Let's compute the determinant of $A=\begin{pmatrix}1&2&3\\ 4&5&6\\ 7&8&9\end{pmatrix}$ using the cofactor expansion along the first row: $\det(A)=1\times\det\begin{pmatrix}5&6\\ 8&9\end{pmatrix}-2\det\begin{pmatrix}4&6\\ 7&9\end{pmatrix}+3\det\begin{pmatrix}4&5\\ 7&8\end{pmatrix}$ $=5\times 9-6\times 8-2(4\times 9-6\times 7)+3(4\times 8-5\times 7)$ $=45-48-2(36-42)+3(32-35)$ $=-3+12-9$ $=0.$

Example:

Just for comparison, let's expand down the first column (I said row in the video): $\det(A)=1\det\begin{pmatrix}5&6\\ 8&9\end{pmatrix}-4\det\begin{pmatrix}2&3\\ 8&9\end{pmatrix}+7\det\begin{pmatrix}2&3\\ 5&6\end{pmatrix}$ $=-3-4(18-24)+7(12-15)$ $=-3+24-21$ $=0.$ Which, reassuringly, gives the same answer.

Example:

Let's calculate the determinant of $B=\begin{pmatrix}1&1&2&3\\ 0&0&4&5\\ -1&2&1&1\\ 0&0&2&3\end{pmatrix}$ Expanding along the top row would give us four terms to calculate.

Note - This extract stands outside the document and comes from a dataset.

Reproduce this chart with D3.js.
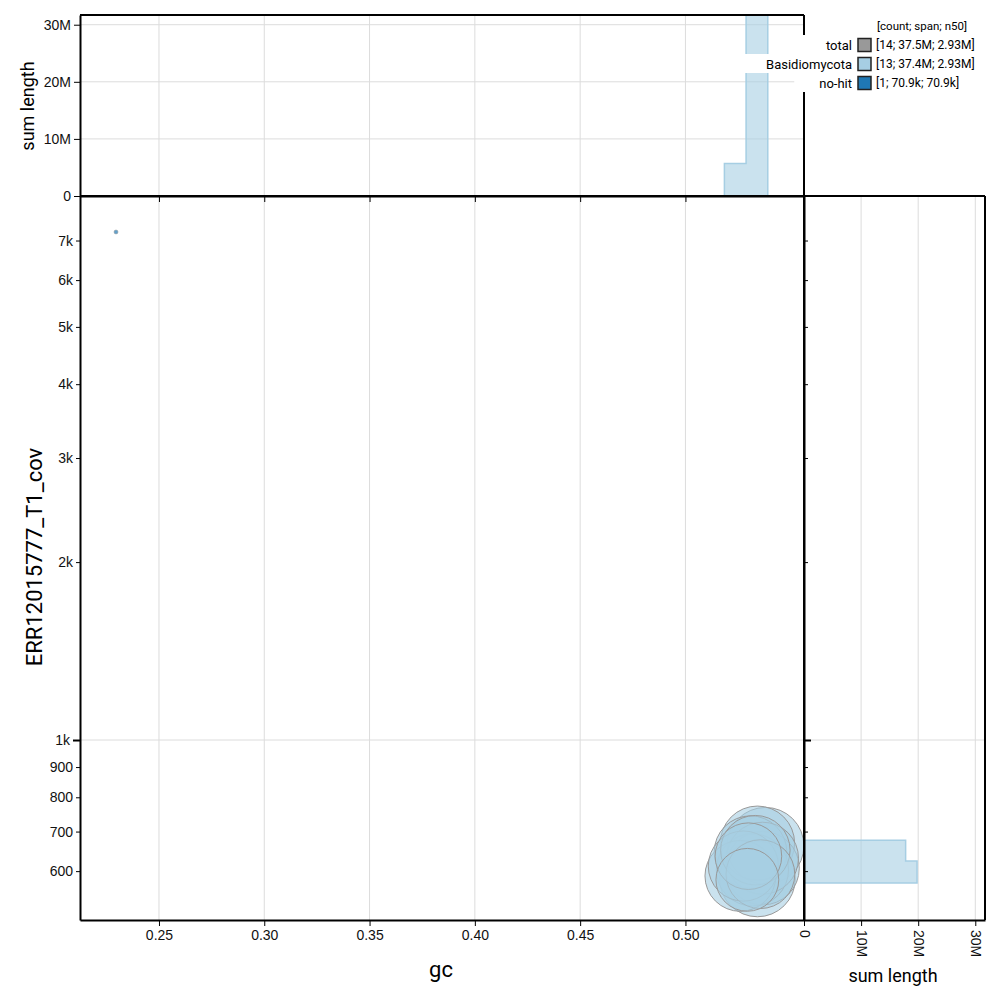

If instead we expand around the first or second columns or the second or fourth rows, then we only have two terms to calculate. Let's do the second column (because the signs will be more fun that way).

We get: $\det(B)=-1\det\begin{pmatrix}0&4&5\\ -1&1&1\\ 0&2&3\end{pmatrix}-2\det\begin{pmatrix}1&2&3\\ 0&4&5\\ 0&2&3\end{pmatrix}$ (care with signs!). For the first 3-by-3 submatrix ($C_{12}$ ) we have (expanding down the first column): $\det\begin{pmatrix}0&4&5\\ -1&1&1\\ 0&2&3\end{pmatrix}=-(-1)(4\times 3-5\times 2)=2$ For the second, we get (expanding down the first column): $\det\begin{pmatrix}1&2&3\\ 0&4&5\\ 0&2&3\end{pmatrix}=4\times 3-5\times 2=2,$ so overall we get $\det(B)=-1\times 2-2\times 2=-6.$

Example:

As a final sanity check, let's compute this again using row operations. If we do $R_{3}\mapsto R_{3}+R_{1}$ , then $B$ becomes $\begin{pmatrix}1&1&2&3\\ 0&0&4&5\\ 0&3&3&4\\ 0&0&2&3\end{pmatrix}.$ Now we switch $R_{2}\leftrightarrow R_{3}$ and then $R_{3}\leftrightarrow R_{4}$ (so the original row 2 ends up at the bottom) to get: $\begin{pmatrix}1&1&2&3\\ 0&3&3&4\\ 0&0&2&3\\ 0&0&4&5\end{pmatrix}.$ Finally $R_{4}\mapsto R_{4}-2R_{3}$ yields: $\begin{pmatrix}1&1&2&3\\ 0&3&3&4\\ 0&0&2&3\\ 0&0&0&-1\end{pmatrix}.$ This is in echelon form. We did two row-switches, so the determinant changed sign twice (i.e. didn't change sign overall), so that $\det(B)$ is just the product of the diagonal entries in this echelon matrix. In other words, $\det(B)=1\times 3\times 2\times(-1)=-6,$ which agrees with the previous example.